Aber nicht nur am Geld hapern die Fortschritte. Nach drei Monaten 9-Euro-Ticket steht es zudem um die Kraft und Gesundheit der Beschäftigten miserabel. Zugmaterial und Infrastruktur ächzen so laut wie nie. „Bei Tiertransporten in diesem Ausmaß wäre das Veterinäramt sofort eingeschritten“, bringt Stefanie Nüßlein, Zugbegleiterin der DG Regio Aschaffenburg ihre Erlebnisse der vergangenen drei Monate mit dem 9-Euro-Ticket auf den Punkt. Viele Beschäftigte wurden durch diese Dauerbelastung arbeitsunfähig. Auch Loks, Waggons und Schienen litten mehr als sonst. „Wir fahren seit Ende Juli häufig mit Fahrzeugen ohne Klimaanlage, Federn oder Drehgestelle können nicht ausgetauscht werden“, beschreibt Benedikt Rothlauf, Lokführer DB Regio Unterfranken. Es fehlt an Ersatzteilen und Werkstattpersonal. 
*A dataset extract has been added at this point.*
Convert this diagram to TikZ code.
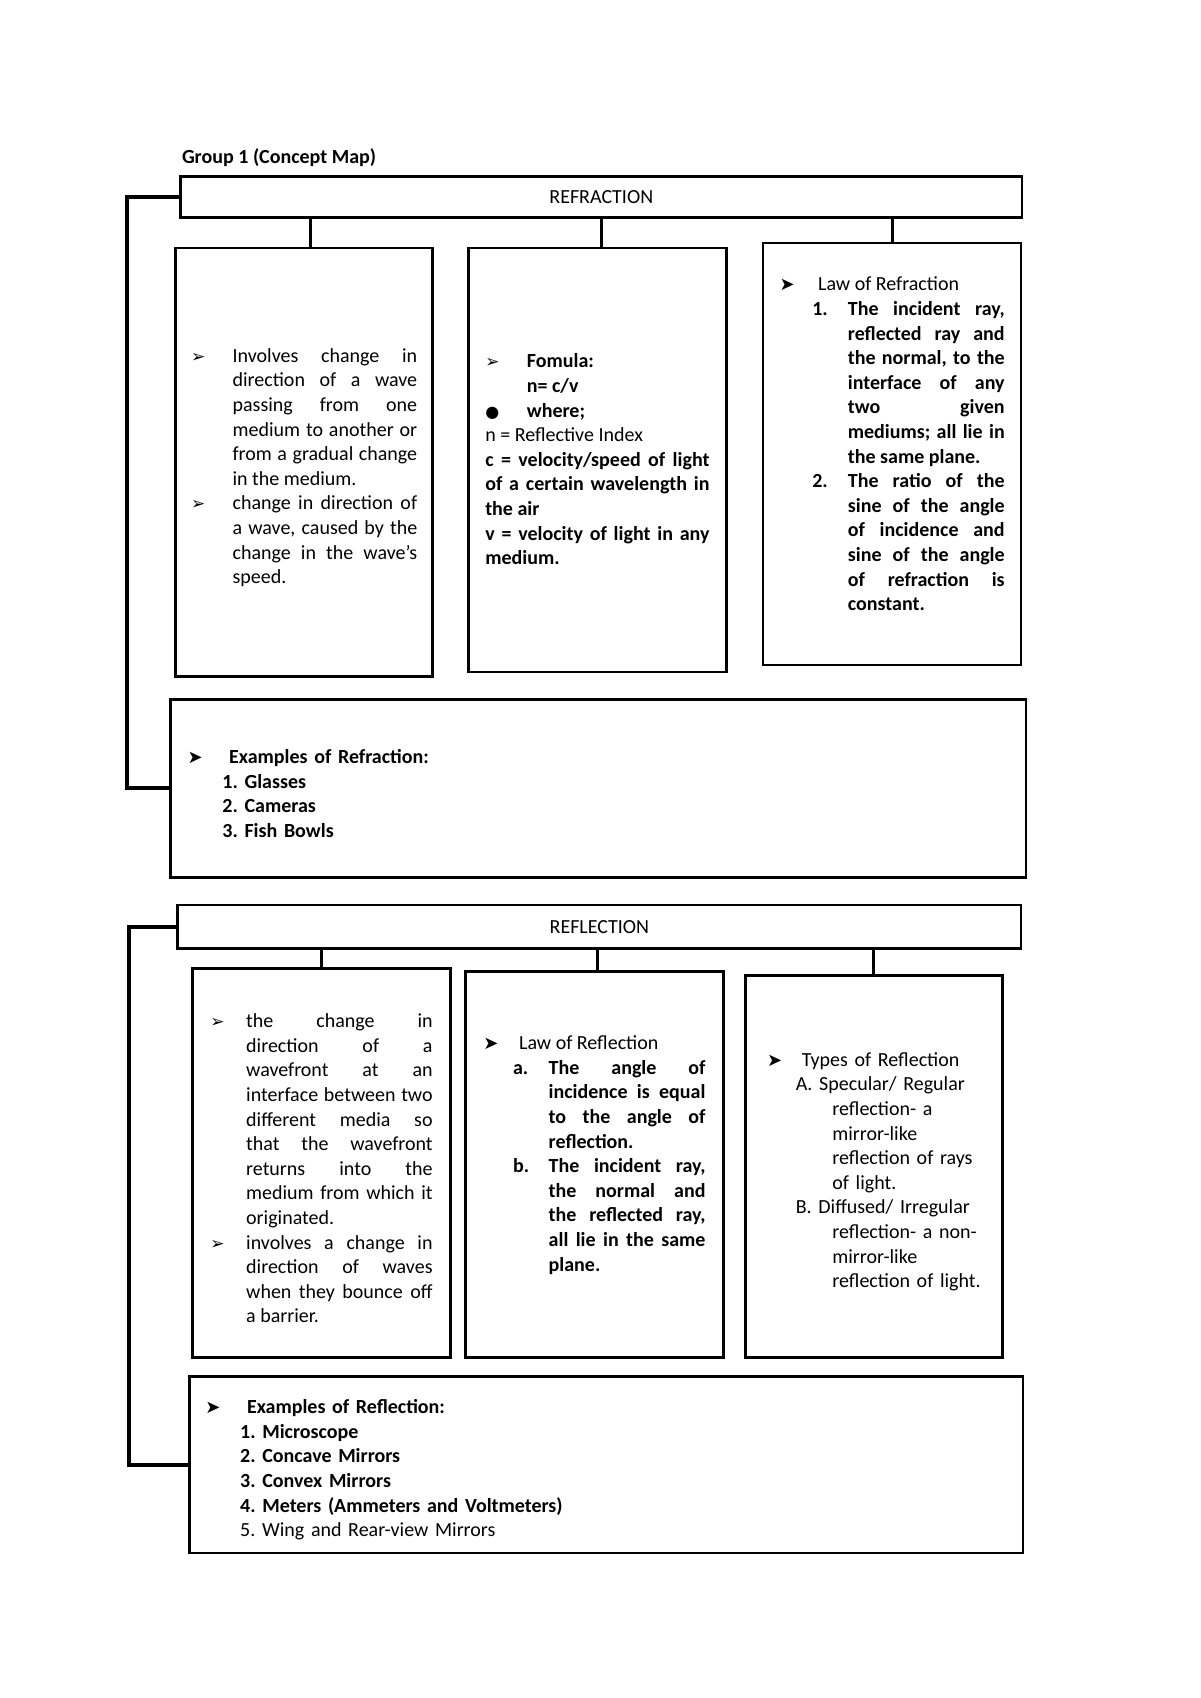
\documentclass[tikz,border=0pt]{standalone}
\usepackage{fontspec}
\setmainfont{Carlito}
\newfontfamily\dingfont{DejaVu Sans}
\usetikzlibrary{positioning}

\hyphenpenalty=10000
\exhyphenpenalty=10000
\tolerance=10000
\hbadness=10000
\frenchspacing

\newcommand{\openarr}{{\dingfont\fontsize{8.5}{8.5}\selectfont ➢}}
\newcommand{\fullarr}{{\dingfont\fontsize{9}{9}\selectfont ➤}}
\newcommand{\blackdot}{{\dingfont\fontsize{8}{8}\selectfont ●}}
% item with a symbol, hanging text
\newcommand{\hangitem}[3]{\par\noindent\hangindent=#2\hangafter=1\makebox[#2][l]{#1}#3}
% numbered item: number indent, text indent, number, text
\newcommand{\numitem}[4]{\par\noindent\hangindent=#2\hangafter=1\hspace*{#1}\makebox[\dimexpr#2-#1\relax][l]{#3}#4}
\newcommand{\liftup}[1]{\rule[-#1]{0pt}{#1}}

\begin{document}
\begin{tikzpicture}[x=0.5pt, y=-0.5pt,
    conceptbox/.style={draw, line width=1.3pt, inner sep=0pt, align=justify,
        font=\fontsize{10}{12.3}\selectfont},
    listbox/.style={conceptbox, align=left},
    headbox/.style={draw, line width=1.3pt, inner sep=0pt,
        font=\fontsize{10}{12.3}\selectfont},
    link/.style={line width=1.6pt},
    bracket/.style={line width=2pt}]
    \useasboundingbox (0,0) rectangle (1200,1698);

    \node[anchor=west, inner sep=0pt, font=\bfseries\fontsize{10}{12}\selectfont] (title) at (181.6,157.8) {Group 1 (Concept Map)};

    % Refraction
    \node[headbox, minimum width=420.7pt, minimum height=20.3pt] (refr) at (601.3,197) {REFRACTION};

    \node[conceptbox, minimum width=128.5pt, minimum height=214.3pt, text width=113.1pt] (defrefr) at (304.1,462.4) {%
        \hangitem{\openarr}{20.8pt}{Involves change in\linebreak direction of a wave\linebreak passing from one\linebreak medium to another or\linebreak from a gradual change\linebreak in the medium.}
        \hangitem{\openarr}{20.8pt}{change in direction of\linebreak a wave, caused by the\linebreak change in the wave's\linebreak speed.}\par};

    \node[conceptbox, minimum width=129pt, minimum height=211.9pt, text width=112.1pt] (formula) at (597.4,459.9) {%
        \hangitem{\openarr}{20.8pt}{\textbf{Fomula:}}
        \par\noindent\hspace*{20.8pt}\textbf{n= c/v}
        \hangitem{\blackdot}{20.8pt}{\textbf{where;}}
        \par\noindent n = Reflective Index
        \par\noindent\textbf{c = velocity/speed of light\linebreak of a certain wavelength in\linebreak the air}
        \par\noindent\textbf{v = velocity of light in any\linebreak medium.}\liftup{6pt}\par};

    \node[conceptbox, minimum width=129pt, minimum height=210.9pt, text width=112.6pt] (lawrefr) at (892.1,454) {%
        \hangitem{\fullarr}{19.3pt}{Law of Refraction}
        \numitem{16.4pt}{34.2pt}{\textbf{1.}}{\textbf{The incident ray,\linebreak reflected ray and\linebreak the normal, to the\linebreak interface of any\linebreak two given\linebreak mediums; all lie in\linebreak the same plane.}}
        \numitem{16.4pt}{34.2pt}{\textbf{2.}}{\textbf{The ratio of the\linebreak sine of the angle\linebreak of incidence and\linebreak sine of the angle\linebreak of refraction is\linebreak constant.}\liftup{15.5pt}}\par};

    \node[listbox, minimum width=427.7pt, minimum height=88.8pt, text width=410.8pt, font=\bfseries\fontsize{10}{12.3}\selectfont] (exrefr) at (598.4,788.4) {%
        \hangitem{\fullarr}{20.8pt}{Examples of Refraction:}
        \par\noindent\hspace*{17.4pt}1. Glasses
        \par\noindent\hspace*{17.4pt}2. Cameras
        \par\noindent\hspace*{17.4pt}3. Fish Bowls\par};

    \coordinate (drop1) at ([xshift=3.3pt]defrefr.north);
    \coordinate (drop2) at ([xshift=2.2pt]formula.north);
    \draw[link] (drop1) -- (drop1 |- refr.south);
    \draw[link] (drop2) -- (drop2 |- refr.south);
    \draw[link] (lawrefr.north) -- (lawrefr.north |- refr.south);
    \draw[bracket] (refr.west) -- ++(-52.6,0) |- (exrefr.west);

    % Reflection
    \node[headbox, minimum width=421.7pt, minimum height=21.8pt] (refl) at (599.4,926.8) {REFLECTION};

    \node[conceptbox, minimum width=129pt, minimum height=194.5pt, text width=111.1pt] (defrefl) at (321.5,1163) {%
        \hangitem{\openarr}{17.9pt}{the change in\linebreak direction of a\linebreak wavefront at an\linebreak interface between two\linebreak different media so\linebreak that the wavefront\linebreak returns into the\linebreak medium from which it\linebreak originated.}
        \hangitem{\openarr}{17.9pt}{involves a change in\linebreak direction of waves\linebreak when they bounce off\linebreak a barrier.}\par};

    \node[conceptbox, minimum width=129pt, minimum height=193pt, text width=111.1pt] (lawrefl) at (594.4,1164.5) {%
        \hangitem{\fullarr}{17.9pt}{Law of Reflection}
        \numitem{14.9pt}{32.7pt}{\textbf{a.}}{\textbf{The angle of\linebreak incidence is equal\linebreak to the angle of\linebreak reflection.}}
        \numitem{14.9pt}{32.7pt}{\textbf{b.}}{\textbf{The incident ray,\linebreak the normal and\linebreak the reflected ray,\linebreak all lie in the same\linebreak plane.}\liftup{16.5pt}}\par};

    \node[listbox, minimum width=128.5pt, minimum height=191pt, text width=106.7pt] (typesrefl) at (873.7,1166.4) {%
        \hangitem{\fullarr}{17.4pt}{Types of Reflection}
        \par\noindent\hangindent=32.7pt\hangafter=1\hspace*{14.4pt}A. Specular/ Regular\newline reflection- a\newline mirror-like\newline \mbox{reflection of rays}\newline of light.
        \par\noindent\hangindent=32.7pt\hangafter=1\hspace*{14.4pt}B. Diffused/ Irregular\newline \mbox{reflection- a non-}\newline mirror-like\newline \mbox{reflection of light.}\par};

    \node[listbox, minimum width=416.8pt, minimum height=88.3pt, text width=400.9pt, font=\bfseries\fontsize{10}{12.3}\selectfont] (exrefl) at (606.3,1464.6) {%
        \hangitem{\fullarr}{20.8pt}{Examples of Reflection:}
        \par\noindent\hspace*{17.4pt}1. Microscope
        \par\noindent\hspace*{17.4pt}2. Concave Mirrors
        \par\noindent\hspace*{17.4pt}3. Convex Mirrors
        \par\noindent\hspace*{17.4pt}4. Meters (Ammeters and Voltmeters)
        \par\noindent\hspace*{17.4pt}{\mdseries 5. Wing and Rear-view Mirrors}\par};

    \coordinate (drop5) at ([xshift=1.5pt]lawrefl.north);
    \draw[link] (defrefl.north) -- (defrefl.north |- refl.south);
    \draw[link] (drop5) -- (drop5 |- refl.south);
    \draw[link] (typesrefl.north) -- (typesrefl.north |- refl.south);
    \draw[bracket] (refl.west) -- ++(-47.6,0) |- (exrefl.west);
\end{tikzpicture}
\end{document}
Das 9-Euro-Ticket hatte aber positive Effekte erzielt, wie beispielsweise das einfache Reisen ohne Tarifdschungel bundesweit oder die Klimawirkung von 1,8 Mio. Tonnen eingespartem CO2. Dennoch zeigte es dem System Schiene sehr deutlich seine Schwachstellen auf. „Wäre das 9-Euro-Ticket anständig vorbereitet gewesen, hätte es weniger Chaos gegeben“, stellt Gewerkschafts-Vize Martin Burkert fest. „Wir werden alle Ideen einer Nachfolgeregelung intensiv begleiten und stellen uns als erstes immer vor die Beschäftigten.“ Wichtig sind neben einem bezahlbaren Preis und einfachen, transparenten Tarifen, dass dringend in Personal, Fahrzeuge und Infrastruktur investiert werden muss. 
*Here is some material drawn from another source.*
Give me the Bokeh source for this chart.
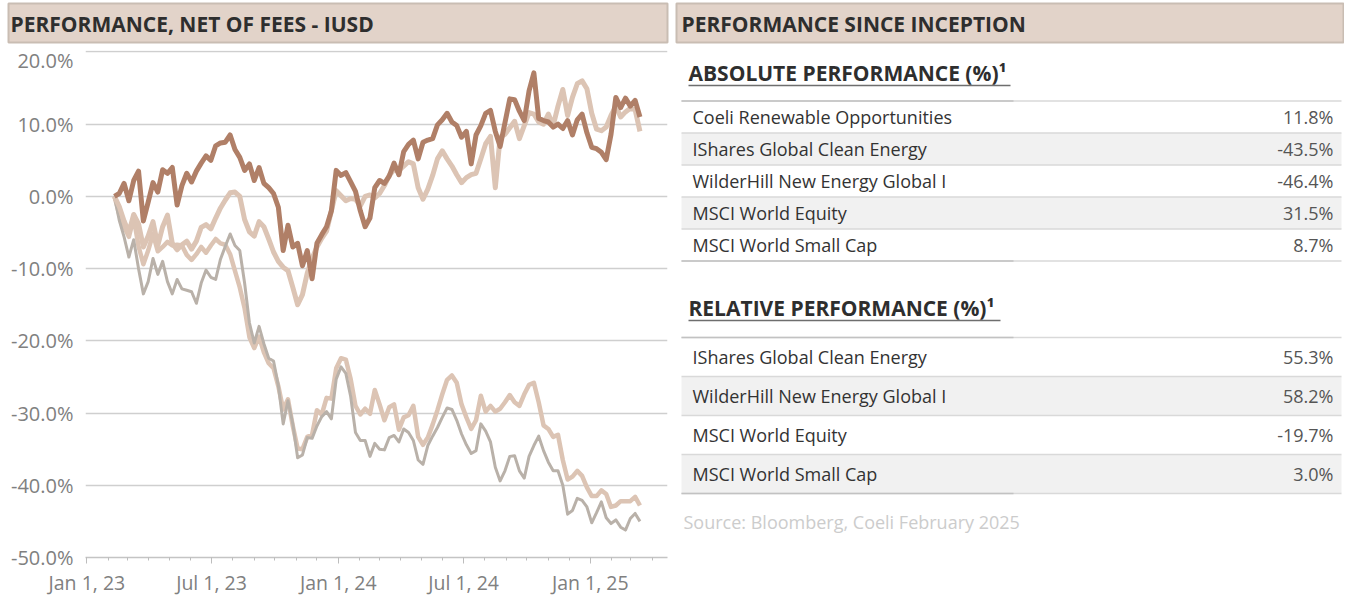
import pandas as pd
from bokeh.plotting import figure
from bokeh.layouts import row, column
from bokeh.models import Range1d, FixedTicker, PrintfTickFormatter, DatetimeTickFormatter
from bokeh.core.properties import value
from bokeh.embed import file_html
from bokeh.resources import INLINE

# ---------------- data ----------------
start_date = "2023-02-10"
n_points = 110
dates = pd.date_range(start_date, periods=n_points, freq="7D")

coeli = [0, 0.4, 1.8, -0.6, 2.2, 3.5, -3.4, -0.8, 1.9, 0.6,
         3.7, 3.2, 4.0, -1.2, 1.5, 3.2, 2.0, 3.5, 4.6, 5.6,
         5.0, 7.0, 7.4, 7.5, 8.5, 6.5, 5.4, 3.6, 4.5, 2.2,
         4.0, 1.8, 1.2, 0.4, -1.5, -7.5, -4.0, -7.0, -6.5, -9.6,
         -7.5, -11.4, -6.5, -5.3, -4.2, -2.0, 3.6, 2.9, 3.3, 2.0,
         0.7, -2.0, -4.2, -3.0, 1.2, 2.2, 1.8, 2.8, 4.6, 3.0,
         6.2, 7.2, 7.8, 5.2, 7.5, 7.8, 8.0, 9.9, 10.6, 11.5,
         10.3, 9.8, 8.2, 9.0, 4.5, 8.5, 9.8, 11.5, 11.9, 9.0,
         6.9, 10.2, 13.5, 13.4, 11.8, 10.5, 14.6, 17.1, 10.8, 10.5,
         10.3, 9.6, 10.0, 9.4, 10.5, 8.5, 10.6, 11.4, 8.8, 6.8,
         6.6, 6.1, 5.1, 8.6, 13.7, 12.3, 13.6, 12.5, 13.3, 11.0]

small_cap = [0, -1.4, -3.4, -5.0, -2.5, -3.8, -7.0, -5.5, -3.5, -6.8,
             -4.2, -2.6, -6.5, -7.4, -6.7, -6.2, -7.3, -6.2, -4.3, -3.9,
             -4.5, -3.0, -1.6, -0.5, 0.5, 0.6, 0.0, -3.2, -4.9, -5.5,
             -3.5, -4.2, -5.9, -7.7, -9.0, -9.8, -10.3, -12.6, -15.0, -13.6,
             -10.6, -8.6, -7.0, -5.8, -4.8, -2.0, 0.8, 0.1, -0.6, -0.3,
             -0.4, -1.3, 0.0, 0.2, -0.2, 0.4, 1.5, 2.9, 3.7, 3.6,
             4.2, 4.8, 4.5, 1.2, -0.4, 1.0, 2.9, 5.2, 6.3, 5.2,
             4.2, 3.0, 1.9, 2.6, 3.0, 3.2, 5.2, 7.3, 8.3, 1.2,
             8.2, 8.6, 9.5, 10.4, 8.0, 9.8, 11.6, 11.4, 10.3, 10.0,
             11.4, 9.8, 12.5, 14.8, 11.2, 13.7, 15.6, 16.0, 14.9, 11.5,
             9.3, 9.1, 9.6, 11.2, 12.5, 11.0, 11.7, 12.2, 12.0, 9.0]

ishares = [0, -2.5, -4.2, -5.6, -3.0, -6.9, -9.4, -7.5, -5.2, -7.6,
           -7.0, -6.3, -6.8, -6.7, -6.8, -8.1, -8.8, -8.0, -7.0, -7.8,
           -6.8, -5.9, -6.5, -6.7, -8.0, -10.3, -12.6, -15.5, -19.5, -21.0,
           -19.4, -21.6, -23.1, -23.8, -26.3, -29.5, -28.1, -31.8, -34.9, -35.0,
           -33.3, -33.0, -29.6, -30.2, -27.9, -28.0, -23.8, -22.4, -22.6, -25.3,
           -29.0, -30.2, -29.4, -30.1, -26.8, -28.8, -31.0, -29.2, -28.8, -32.3,
           -30.6, -30.3, -29.0, -33.3, -34.4, -33.4, -31.6, -29.6, -27.4, -25.4,
           -24.8, -25.8, -28.8, -30.6, -32.2, -31.0, -27.6, -29.8, -29.0, -29.8,
           -29.4, -28.5, -27.5, -28.5, -29.0, -27.4, -26.1, -25.8, -28.5, -31.7,
           -32.2, -33.3, -33.0, -36.5, -39.2, -38.8, -38.0, -38.7, -40.3, -41.5,
           -41.5, -40.7, -41.2, -43.0, -42.8, -42.2, -42.2, -42.2, -41.6, -42.8]

wilderhill = [0, -3.3, -5.6, -8.4, -6.0, -10.0, -13.5, -11.8, -8.6, -10.8,
              -9.0, -11.8, -13.5, -11.5, -12.8, -13.0, -13.2, -14.8, -12.0, -10.2,
              -11.2, -11.5, -8.7, -6.9, -5.2, -6.8, -7.5, -12.0, -17.5, -20.3,
              -18.0, -20.4, -22.4, -22.8, -26.2, -31.5, -28.3, -31.5, -36.2, -35.8,
              -33.4, -33.5, -31.8, -30.5, -29.8, -30.8, -25.3, -23.6, -24.5, -27.7,
              -32.7, -33.8, -33.8, -36.0, -34.2, -35.0, -35.1, -33.4, -33.1, -34.0,
              -32.2, -32.7, -33.8, -36.5, -37.1, -34.5, -33.2, -32.0, -30.6, -29.3,
              -29.5, -31.0, -32.9, -34.4, -35.6, -35.2, -31.5, -32.5, -34.0, -37.5,
              -39.4, -38.0, -36.0, -35.9, -38.0, -39.0, -36.0, -34.5, -33.2, -35.2,
              -36.8, -38.0, -38.0, -40.0, -44.0, -43.5, -41.8, -42.1, -43.0, -45.2,
              -43.8, -42.3, -44.5, -45.3, -44.8, -45.8, -46.2, -44.6, -43.9, -45.0]

y_ticks = [-50, -40, -30, -20, -10, 0, 10, 20]
x_major_dates = ["2023-01-01", "2023-07-01", "2024-01-01", "2024-07-01", "2025-01-01"]
x_major_labels = ["Jan 1, 23", "Jul 1, 23", "Jan 1, 24", "Jul 1, 24", "Jan 1, 25"]

left_title = "PERFORMANCE, NET OF FEES - IUSD"
right_title = "PERFORMANCE SINCE INCEPTION"
abs_title = "ABSOLUTE PERFORMANCE (%)\u00b9"
abs_labels = ["Coeli Renewable Opportunities", "IShares Global Clean Energy",
              "WilderHill New Energy Global I", "MSCI World Equity", "MSCI World Small Cap"]
abs_values = ["11.8%", "-43.5%", "-46.4%", "31.5%", "8.7%"]
rel_title = "RELATIVE PERFORMANCE (%)\u00b9"
rel_labels = ["IShares Global Clean Energy", "WilderHill New Energy Global I",
              "MSCI World Equity", "MSCI World Small Cap"]
rel_values = ["55.3%", "58.2%", "-19.7%", "3.0%"]
source_note = "Source: Bloomberg, Coeli February 2025"

# ---------------- style ----------------
FONT = value("Open Sans")
HDR_FILL = "#e2d3c9"
HDR_LINE = "#c9bdb3"
DARK = "#2e2e2e"
C_COELI = "#b07f67"
C_TAN = "#dcc4b4"
C_GRAY = "#b9b1a9"
TICK_COLOR = "#808080"


def ms(d):
    return int(pd.Timestamp(d).value // 10**6)


def blank(width, height, x0, x1, y0, y1):
    f = figure(width=width, height=height, x_range=Range1d(x0, x1), y_range=Range1d(y1, y0),
               toolbar_location=None, output_backend="svg", min_border=0,
               x_axis_location=None, y_axis_location=None, outline_line_color=None,
               frame_align=False)
    f.grid.visible = False
    return f


# ---------------- left header ----------------
hdr = blank(671, 46, 0, 671, 0, 46)
hdr.quad(left=[8], right=[667], top=[3], bottom=[42], fill_color=HDR_FILL,
         line_color=HDR_LINE, line_width=2)
hdr.text(x=[10], y=[23], text=[left_title], text_font=FONT, text_font_style="bold",
         text_font_size="21px", text_color=DARK, text_baseline="middle")

# ---------------- chart ----------------
p = figure(width=671, height=552, x_axis_type="datetime",
           x_range=Range1d(pd.Timestamp("2022-12-30"), pd.Timestamp("2025-04-23")),
           y_range=Range1d(-50, 20.2),
           toolbar_location=None, output_backend="svg", frame_align=False,
           min_border_left=85, min_border_right=4, min_border_top=4, min_border_bottom=38,
           outline_line_color=None)
p.xgrid.visible = False
p.ygrid.grid_line_color = "#cfcfcf"
p.ygrid.grid_line_width = 1.5

p.line(dates, ishares, line_color=C_TAN, line_width=4.5, line_join="round")
p.line(dates, wilderhill, line_color=C_GRAY, line_width=3, line_join="round")
p.line(dates, small_cap, line_color=C_TAN, line_width=5, line_join="round")
p.line(dates, coeli, line_color=C_COELI, line_width=5, line_join="round")

p.yaxis.ticker = FixedTicker(ticks=y_ticks)
p.yaxis.formatter = PrintfTickFormatter(format="%.1f%%")
p.yaxis.axis_line_color = None
p.yaxis.major_tick_line_color = None
p.yaxis.minor_tick_line_color = None
p.yaxis.major_label_standoff = 6
p.yaxis.major_label_text_font = "Open Sans"
p.yaxis.major_label_text_font_size = "20px"
p.yaxis.major_label_text_color = TICK_COLOR

minor = [ms(d) for d in pd.date_range("2023-01-01", "2025-04-01", freq="MS")]
p.xaxis.ticker = FixedTicker(ticks=[ms(d) for d in x_major_dates], minor_ticks=minor)
p.xaxis.formatter = DatetimeTickFormatter(months="%b %d, %y", days="%b %d, %y")
p.xaxis.major_label_overrides = {ms(d): lab for d, lab in zip(x_major_dates, x_major_labels)}
p.xaxis.axis_line_color = "#c4c4c4"
p.xaxis.axis_line_width = 1.5
p.xaxis.major_tick_line_color = "#bdbdbd"
p.xaxis.minor_tick_line_color = "#bdbdbd"
p.xaxis.major_tick_in = 0
p.xaxis.major_tick_out = 6
p.xaxis.minor_tick_in = 0
p.xaxis.minor_tick_out = 3
p.xaxis.major_label_standoff = 5
p.xaxis.major_label_text_font = "Open Sans"
p.xaxis.major_label_text_font_size = "19.5px"
p.xaxis.major_label_text_color = TICK_COLOR

# ---------------- right panel ----------------
t = blank(673, 598, 671, 1344, 0, 598)
t.quad(left=[676], right=[1343], top=[3], bottom=[42], fill_color=HDR_FILL,
       line_color=HDR_LINE, line_width=2)
t.text(x=[681], y=[23], text=[right_title], text_font=FONT, text_font_style="bold",
       text_font_size="21px", text_color=DARK, text_baseline="middle")

L, R = 681, 1341


def section(title, title_y, underline_end, top, row_h, labels, values):
    t.text(x=[688], y=[title_y], text=[title], text_font=FONT, text_font_style="bold",
           text_font_size="21px", text_color=DARK, text_baseline="middle")
    t.segment(x0=[688], y0=[title_y + 13], x1=[underline_end], y1=[title_y + 13],
              line_color="#6e6e6e", line_width=1.5)
    n = len(labels)
    tops = [top + i * row_h for i in range(n)]
    shaded = [tp for i, tp in enumerate(tops) if i % 2 == 1]
    t.quad(left=L, right=R, top=shaded, bottom=[s + row_h for s in shaded],
           fill_color="#f1f1f1", line_color=None)
    bounds = tops + [top + n * row_h]
    t.segment(x0=[L] * len(bounds), y0=bounds, x1=[R] * len(bounds), y1=bounds,
              line_color="#d9d9d9", line_width=1.5)
    t.segment(x0=[L, L], y0=[bounds[0], bounds[-1]], x1=[1013, 1013],
              y1=[bounds[0], bounds[-1]], line_color="#c2c2c2", line_width=1.5)
    centers = [tp + row_h / 2 for tp in tops]
    t.text(x=[692] * n, y=centers, text=labels, text_font=FONT, text_font_size="18px",
           text_color="#333333", text_baseline="middle")
    t.text(x=[1333] * n, y=centers, text=values, text_font=FONT, text_font_size="18px",
           text_color="#555555", text_baseline="middle", text_align="right")


section(abs_title, 72, 1010, 100.5, 32, abs_labels, abs_values)
section(rel_title, 307, 1000, 337, 39, rel_labels, rel_values)

t.text(x=[683], y=[521], text=[source_note], text_font=FONT, text_font_size="18px",
       text_color="#cccccc", text_baseline="middle")

layout = row(column(hdr, p), t)
open("out.html", "w").write(file_html(layout, INLINE))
Politischer Gast der Onlinesitzung war der Bahnpolitische Sprecher der Bundestagsfraktion DIE LINKE, Bernd Riexinger. Er sieht nach der enormen Resonanz auf das 9-Euro-Ticket große Chancen für mehr Investitionen in die Schiene. „Die Bahn muss massiv ausgebaut werden, um die gewünschte Verkehrsverlagerung auf die Schiene zu erreichen“. Zugleich sei es für ihn skandalös, dass die Bundesmittel für den Schienengüterverkehr auch bei der aktuellen Bundesregierung gekürzt werden. „Die Verlagerung der Güter auf die Schiene ist dadurch gefährdet“. 

Weitere Sorgenkinder, die den Themenalltag der EVG beherrschen ist der Deutschlandtakt, DAS zentrale Projekt, mit dem bundesweites Bahnreisen schneller, pünktlicher und einfacher werden soll: „dafür ist momentan kein Euro finanziert“, resümiert Martin Burkert. Auch die letzte getroffene Leistungs- und Finanzierungsvereinbarung für die Instandhaltung des Schienennetzes wurde unter ganz anderen Inflationsannahmen vereinbart und ist jetzt unterfinanziert. „Wir bleiben dran!“, so Burkert.